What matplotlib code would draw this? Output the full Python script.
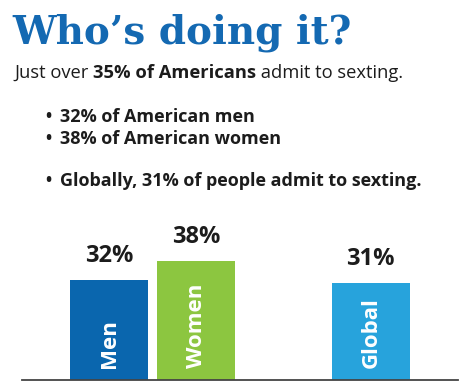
#!/usr/bin/env python3
"""Recreate the 'Who's doing it?' sexting infographic bar chart."""

import matplotlib

matplotlib.use("Agg")
import matplotlib.pyplot as plt
from matplotlib.text import Annotation

W, H = 474, 384

categories = ["Men", "Women", "Global"]
values = [32, 38, 31]
positions = [0, 1, 3]
bar_colors = ["#0a66ae", "#8cc640", "#27a3dc"]
value_labels = ["32%", "38%", "31%"]

title = "Who\u2019s doing it?"
subtitle_parts = [("Just over ", "normal"), ("35% of Americans", "bold"),
                  (" admit to sexting.", "normal")]
bullets = ["32% of American men", "38% of American women",
           "Globally, 31% of people admit to sexting."]
bullet_baselines = [122, 144, 186]

SANS = "Open Sans"
INK = "#1c1c1c"
BLUE = "#1469b2"


def fx(x):
    return x / W


def fy(y):
    return 1 - y / H


fig = plt.figure(figsize=(W / 100, H / 100), dpi=100)
fig.patch.set_facecolor("white")

# header
fig.text(fx(12), fy(44), title, family="DejaVu Serif", weight="bold",
         fontsize=28, color=BLUE, va="baseline", ha="left")

# subtitle with a bold middle part, chained piece by piece
prev = fig.text(fx(14), fy(78), subtitle_parts[0][0], family=SANS,
                weight=subtitle_parts[0][1], fontsize=13.2, color=INK,
                va="baseline")
for txt, wt in subtitle_parts[1:]:
    prev = fig.add_artist(Annotation(
        txt, xy=(1, 0), xycoords=prev, va="bottom", ha="left",
        family=SANS, weight=wt, fontsize=13.2, color=INK))

for line, yb in zip(bullets, bullet_baselines):
    fig.text(fx(45), fy(yb), "\u2022", family=SANS, weight="bold",
             fontsize=12, color=INK, va="baseline")
    fig.text(fx(60), fy(yb), line, family=SANS, weight="bold",
             fontsize=13, color=INK, va="baseline")

# bar panel
ax = fig.add_axes([fx(22), 4 / H, 436 / W, 160 / H])
ax.bar(positions, values, width=0.895, color=bar_colors)
ax.set_xlim(-1.0, 4.0)
ax.set_ylim(0, 51.2)
for s in ["top", "right", "left"]:
    ax.spines[s].set_visible(False)
ax.spines["bottom"].set_color("#444444")
ax.spines["bottom"].set_linewidth(1.3)
ax.set_xticks([])
ax.set_yticks([])
ax.patch.set_alpha(0)

for p, v, lab, cat in zip(positions, values, value_labels, categories):
    ax.annotate(lab, xy=(p, v), xytext=(0, 9), textcoords="offset points",
                ha="center", va="bottom", family=SANS, weight="bold",
                fontsize=17, color=INK)
    ax.annotate(cat, xy=(p, 0), xytext=(0, 9), textcoords="offset points",
                ha="center", va="bottom", rotation=90, family=SANS,
                weight="bold", fontsize=16, color="white")

fig.savefig("out.png", dpi=100)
============
* [Your objective]
Quote the full listing above word for word; exclude every picture from the copy.

* [Written answer]
What matplotlib code would draw this? Output the full Python script.
#!/usr/bin/env python3
"""Recreate the 'Who's doing it?' sexting infographic bar chart."""

import matplotlib

matplotlib.use("Agg")
import matplotlib.pyplot as plt
from matplotlib.text import Annotation

W, H = 474, 384

categories = ["Men", "Women", "Global"]
values = [32, 38, 31]
positions = [0, 1, 3]
bar_colors = ["#0a66ae", "#8cc640", "#27a3dc"]
value_labels = ["32%", "38%", "31%"]

title = "Who\u2019s doing it?"
subtitle_parts = [("Just over ", "normal"), ("35% of Americans", "bold"),
                  (" admit to sexting.", "normal")]
bullets = ["32% of American men", "38% of American women",
           "Globally, 31% of people admit to sexting."]
bullet_baselines = [122, 144, 186]

SANS = "Open Sans"
INK = "#1c1c1c"
BLUE = "#1469b2"


def fx(x):
    return x / W


def fy(y):
    return 1 - y / H


fig = plt.figure(figsize=(W / 100, H / 100), dpi=100)
fig.patch.set_facecolor("white")

# header
fig.text(fx(12), fy(44), title, family="DejaVu Serif", weight="bold",
         fontsize=28, color=BLUE, va="baseline", ha="left")

# subtitle with a bold middle part, chained piece by piece
prev = fig.text(fx(14), fy(78), subtitle_parts[0][0], family=SANS,
                weight=subtitle_parts[0][1], fontsize=13.2, color=INK,
                va="baseline")
for txt, wt in subtitle_parts[1:]:
    prev = fig.add_artist(Annotation(
        txt, xy=(1, 0), xycoords=prev, va="bottom", ha="left",
        family=SANS, weight=wt, fontsize=13.2, color=INK))

for line, yb in zip(bullets, bullet_baselines):
    fig.text(fx(45), fy(yb), "\u2022", family=SANS, weight="bold",
             fontsize=12, color=INK, va="baseline")
    fig.text(fx(60), fy(yb), line, family=SANS, weight="bold",
             fontsize=13, color=INK, va="baseline")

# bar panel
ax = fig.add_axes([fx(22), 4 / H, 436 / W, 160 / H])
ax.bar(positions, values, width=0.895, color=bar_colors)
ax.set_xlim(-1.0, 4.0)
ax.set_ylim(0, 51.2)
for s in ["top", "right", "left"]:
    ax.spines[s].set_visible(False)
ax.spines["bottom"].set_color("#444444")
ax.spines["bottom"].set_linewidth(1.3)
ax.set_xticks([])
ax.set_yticks([])
ax.patch.set_alpha(0)

for p, v, lab, cat in zip(positions, values, value_labels, categories):
    ax.annotate(lab, xy=(p, v), xytext=(0, 9), textcoords="offset points",
                ha="center", va="bottom", family=SANS, weight="bold",
                fontsize=17, color=INK)
    ax.annotate(cat, xy=(p, 0), xytext=(0, 9), textcoords="offset points",
                ha="center", va="bottom", rotation=90, family=SANS,
                weight="bold", fontsize=16, color="white")

fig.savefig("out.png", dpi=100)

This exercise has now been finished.